Nope, not likely. At least not in the United States.

Questions have surfaced lately regarding the sustainability of text messaging amidst the rise of free social messaging apps like iMessage, Facebook Messenger, Blackberry Messenger, and more.

Phone companies allegedly missed out on $13.9 billion in 2011 because of these free messaging services, according to a report from Ovum.

Do these companies have something to worry about? Should they re-strategize and reevaluate their services to compensate for the losses?

Ovum suggests that telecommunications companies should collaborate with others in the industry, such as app developers, to leverage their relationships with subscribers, share end-user data, and integrate with social gaming connections.

It turns out these phone companies may actually may find some opportunity in this situation after all!

But even with the potential for industry-wide collaborations in the future, text messaging probably isn’t going away anytime soon amongst the U.S. population.

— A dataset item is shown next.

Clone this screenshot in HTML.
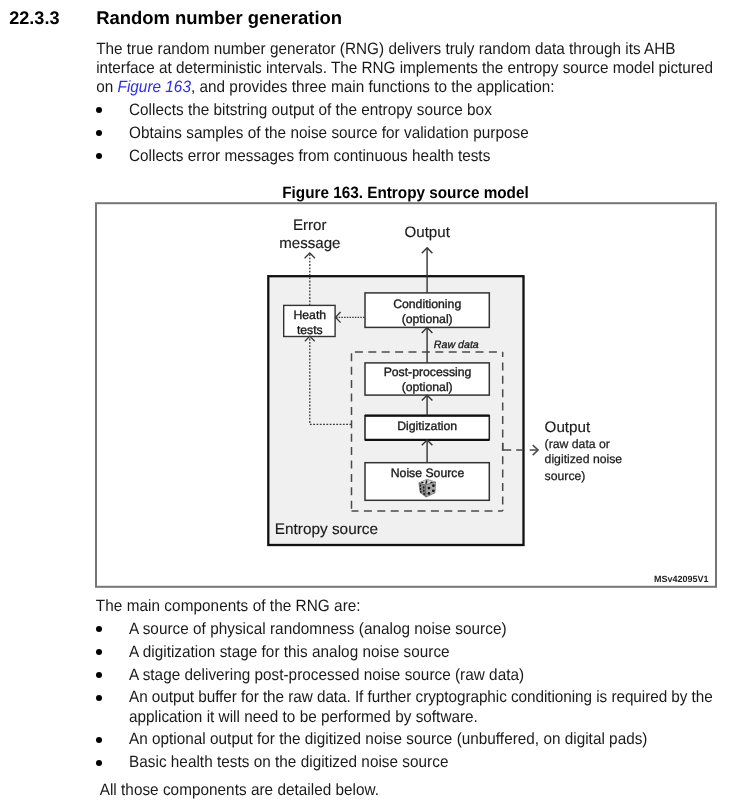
<!DOCTYPE html>
<html><head><meta charset="utf-8">
<style>
html,body{margin:0;padding:0;background:#fff;}
body{width:743px;height:805px;position:relative;overflow:hidden;text-rendering:geometricPrecision;filter:blur(0.4px);font-family:"Liberation Sans",sans-serif;color:#1a1a1a;}
.t{position:absolute;white-space:nowrap;line-height:1;font-size:15.3px;transform:scaleY(1.07);transform-origin:0 13px;}
.h{font-weight:bold;font-size:18.36px;color:#000;transform:none;}
.b{position:absolute;width:6px;height:6px;border-radius:50%;background:#000;}
.lnk{color:#2b2bf5;font-style:italic;}
svg{position:absolute;left:0;top:0;}
</style></head><body>
<div class="t h" style="left:9.2px;top:9.2px;font-size:18.1px">22.3.3</div>
<div class="t h" style="left:96.2px;top:9px;font-size:18.45px">Random number generation</div>

<div class="t" style="left:96.2px;top:42px;letter-spacing:0.0150px">The true random number generator (RNG) delivers truly random data through its AHB</div>
<div class="t" style="left:96.2px;top:61px;letter-spacing:-0.0124px">interface at deterministic intervals. The RNG implements the entropy source model pictured</div>
<div class="t" style="left:96.2px;top:80px;letter-spacing:0.0254px">on <span class="lnk">Figure 163</span>, and provides three main functions to the application:</div>

<div class="b" style="left:96px;top:107px"></div>
<div class="t" style="left:129px;top:103px;letter-spacing:0.0259px">Collects the bitstring output of the entropy source box</div>
<div class="b" style="left:96px;top:130px"></div>
<div class="t" style="left:129px;top:126px;letter-spacing:0.0298px">Obtains samples of the noise source for validation purpose</div>
<div class="b" style="left:96px;top:153px"></div>
<div class="t" style="left:129px;top:149px;letter-spacing:0.0157px">Collects error messages from continuous health tests</div>

<div class="t" style="left:282.2px;top:186px;font-weight:bold;color:#000">Figure 163. Entropy source model</div>

<svg width="743" height="805" viewBox="0 0 743 805" font-family="Liberation Sans, sans-serif">
  <!-- figure frame -->
  <rect x="96" y="203.2" width="620" height="383.6" fill="none" stroke="#767676" stroke-width="2"/>
  <!-- entropy source box -->
  <rect x="268.3" y="276.2" width="255.2" height="268.8" fill="#f0f0f0" stroke="#111" stroke-width="2.3"/>
  <!-- dashed box -->
  <g fill="none" stroke="#4a4a4a" stroke-width="1.5" stroke-dasharray="8 5.4">
    <path d="M351.5 352 H502.7" stroke-dashoffset="10"/>
    <path d="M351.5 352 V511" stroke-dashoffset="12.1"/>
    <path d="M351.5 511 H502.7" stroke-dashoffset="1"/>
    <path d="M502.7 352 V511" stroke-dashoffset="3"/>
  </g>
  <!-- boxes -->
  <rect x="283.7" y="305.4" width="51.4" height="31.1" fill="#fff" stroke="#333" stroke-width="1.4"/>
  <rect x="365" y="292.9" width="124.3" height="34.5" fill="#fff" stroke="#333" stroke-width="1.5"/>
  <rect x="365" y="362.9" width="124.3" height="32.2" fill="#fff" stroke="#333" stroke-width="1.5"/>
  <rect x="365" y="415.6" width="124.3" height="24.2" fill="#fff" stroke="#222" stroke-width="1.5"/>
  <line x1="365" y1="415.6" x2="489.3" y2="415.6" stroke="#111" stroke-width="2.2"/>
  <line x1="365" y1="439.8" x2="489.3" y2="439.8" stroke="#111" stroke-width="2.2"/>
  <rect x="365" y="462.7" width="124.3" height="37.6" fill="#fff" stroke="#333" stroke-width="1.5"/>

  <!-- solid arrows -->
  <g stroke="#333" stroke-width="1.4" fill="none">
    <line x1="427.1" y1="292.9" x2="427.1" y2="248"/>
    <polyline points="421.8,253.3 427.1,247.8 432.4,253.3"/>
    <line x1="427.1" y1="362.9" x2="427.1" y2="328"/>
    <polyline points="421.8,333 427.1,327.6 432.4,333"/>
    <line x1="427.1" y1="415.6" x2="427.1" y2="395.5"/>
    <polyline points="421.8,400.5 427.1,395.2 432.4,400.5"/>
    <line x1="427.1" y1="462.7" x2="427.1" y2="440.5"/>
    <polyline points="421.8,445.2 427.1,439.9 432.4,445.2"/>
  </g>
  <!-- dotted arrows -->
  <g stroke="#3a3a3a" stroke-width="1.3" fill="none">
    <line x1="309.8" y1="305.5" x2="309.8" y2="253.5" stroke-dasharray="1.8 1.5"/>
    <polyline points="304.6,258.3 309.8,253 315,258.3"/>
    <line x1="364.5" y1="317.3" x2="336" y2="317.3" stroke-dasharray="1.5 1.2"/>
    <polyline points="340.6,312 335.5,317.3 340.6,322.6"/>
    <polyline points="351.3,424.3 309.8,424.3 309.8,336.5" stroke-dasharray="1.8 1.5"/>
    <polyline points="304.9,341.3 309.8,336.1 314.7,341.3"/>
  </g>
  <!-- output dashed connector -->
  <g stroke="#4a4a4a" stroke-width="1.5" fill="none">
    <path d="M502.7 443 V450 H511.2 M516.2 450 H523.3 M529.7 450 H537.6"/>
    <polyline points="532.7,445.1 538.1,450 532.7,455.1"/>
  </g>

  <!-- dice -->
  <g transform="translate(427,488)">
    <path d="M-0.1,-8.8 L8.6,-5.9 L-1.6,-3 L-8.1,-5.1 Z" fill="#d4d4d4" stroke="#555" stroke-width="0.5"/>
    <path d="M-8.1,-5.1 L-1.6,-3 L-0.8,9 L-6.9,4.6 Z" fill="#8a8a8a" stroke="#444" stroke-width="0.5"/>
    <path d="M-1.6,-3 L8.6,-5.9 L8,5 L-0.8,9 Z" fill="#a8a8a8" stroke="#444" stroke-width="0.5"/>
    <g fill="#151515">
      <ellipse cx="-4.6" cy="-5.6" rx="1.2" ry="0.7"/>
      <ellipse cx="-0.6" cy="-5.9" rx="0.8" ry="2.2" transform="rotate(15 -0.6 -5.9)"/>
      <ellipse cx="4.4" cy="-5.6" rx="1.2" ry="0.7"/>
      <ellipse cx="-6.6" cy="-2.4" rx="0.7" ry="1.1"/>
      <ellipse cx="-3.3" cy="-0.6" rx="0.75" ry="1.2"/>
      <ellipse cx="-6.4" cy="0.9" rx="0.7" ry="1.1"/>
      <ellipse cx="-3.2" cy="2.8" rx="0.75" ry="1.2"/>
      <ellipse cx="-6.1" cy="3.8" rx="0.7" ry="1.1"/>
      <ellipse cx="-2.9" cy="6" rx="0.75" ry="1.2"/>
      <circle cx="6.4" cy="-2.3" r="1.35"/>
      <circle cx="1.9" cy="0.1" r="1.4"/>
      <circle cx="6.3" cy="2.8" r="1.35"/>
      <circle cx="1.9" cy="5.4" r="1.4"/>
    </g>
  </g>

  <!-- texts -->
  <g fill="#1a1a1a" stroke="#1a1a1a" stroke-width="0.15" font-size="15.1" text-anchor="middle">
    <text x="309.7" y="229.8">Error</text>
    <text x="309.8" y="248">message</text>
    <text x="427.2" y="237.3">Output</text>
  </g>
  <text x="274.8" y="534.2" font-size="15.35" fill="#1a1a1a" stroke="#1a1a1a" stroke-width="0.15">Entropy source</text>
  <text x="544.6" y="432.2" font-size="15.2" fill="#1a1a1a" stroke="#1a1a1a" stroke-width="0.15">Output</text>
  <g fill="#1a1a1a" stroke="#1a1a1a" stroke-width="0.25" font-size="12.24">
    <text x="544.6" y="447.7">(raw data or</text>
    <text x="544.6" y="462.8">digitized noise</text>
    <text x="544.6" y="479.7">source)</text>
  </g>
  <g fill="#1a1a1a" stroke="#1a1a1a" stroke-width="0.35" font-size="12.24" text-anchor="middle">
    <text x="309.8" y="318.7">Heath</text>
    <text x="309.8" y="333.9">tests</text>
    <text x="427.2" y="308.3">Conditioning</text>
    <text x="427.2" y="322.6">(optional)</text>
    <text x="427.5" y="376.2">Post-processing</text>
    <text x="427.2" y="390.6">(optional)</text>
    <text x="427.2" y="429.8">Digitization</text>
    <text x="427.5" y="476.5">Noise Source</text>
  </g>
  <text x="433.8" y="347.8" font-size="10.65" font-style="italic" fill="#1a1a1a" stroke="#1a1a1a" stroke-width="0.3">Raw data</text>
  <text x="654" y="582.2" font-size="9" font-weight="bold" fill="#222">MSv42095V1</text>
</svg>

<div class="t" style="left:95.8px;top:598.5px;letter-spacing:0.0618px">The main components of the RNG are:</div>
<div class="b" style="left:96px;top:626px"></div>
<div class="t" style="left:129px;top:622px;letter-spacing:0.0327px">A source of physical randomness (analog noise source)</div>
<div class="b" style="left:96px;top:649px"></div>
<div class="t" style="left:129px;top:645px;letter-spacing:0.0354px">A digitization stage for this analog noise source</div>
<div class="b" style="left:96px;top:672px"></div>
<div class="t" style="left:129px;top:668px;letter-spacing:0.0250px">A stage delivering post-processed noise source (raw data)</div>
<div class="b" style="left:96px;top:695px"></div>
<div class="t" style="left:129px;top:690px;letter-spacing:-0.0489px">An output buffer for the raw data. If further cryptographic conditioning is required by the</div>
<div class="t" style="left:129px;top:709.5px;letter-spacing:0.0212px">application it will need to be performed by software.</div>
<div class="b" style="left:96px;top:736.5px"></div>
<div class="t" style="left:129px;top:731.5px;letter-spacing:0.0218px">An optional output for the digitized noise source (unbuffered, on digital pads)</div>
<div class="b" style="left:96px;top:759.5px"></div>
<div class="t" style="left:129px;top:754.5px;letter-spacing:0.0298px">Basic health tests on the digitized noise source</div>
<div class="t" style="left:99.7px;top:782.5px;letter-spacing:0.0333px">All those components are detailed below.</div>
</body></html>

This article by Luke W Ideation + Design sums up the reasons why:

  • Texting in the United States grew 10 percent in the first quarter of 2011. That was down from 16 percent growth in the fourth quarter of 2010.
  • In September 2011, 73 percent of American cell phone owners were texting.
  • Americans aged 18 and 24 exchanged an average of 109.5 messages on a typical day. The median user in this age group sent or received 50 messages per day.
  • This month, the volume of texting among teens rose from 50 texts a day in 2009 to 60 texts for the median teen text user.
  • Adults in the U.S. traded an average of 41.5 messages a day, with the median user sending or receiving 10 texts daily.
  • The average email is read 48 hours after it is sent, while the average SMS is read in four minutes.
  • In the first half of 2009, Americans sent 4.1 billion texts per day.

While hope for text messaging in the U.S. still lingers, other countries are seeing a significant decline in the number of text messages being sent.

A blog article on the New York Times Blog Bits stated that Finland, Honk Kong and Australia are a few parts of the world that are experiencing this drop.

On Christmas day 2011, text messaging numbers were much lower in Finland, which is typically the busiest day of the year for texting. They were also down 14 percent in Hong Kong and 9 percent in Australia compared to 2010.

Why is this? Experts suspect the decrease is due to alternative messaging services.

But remember, text messaging is still the number one mobile activity among Americans.

Certainly, “free” is an undeniably convincing price point. But don’t drop your data plan just yet–text messaging is here to stay.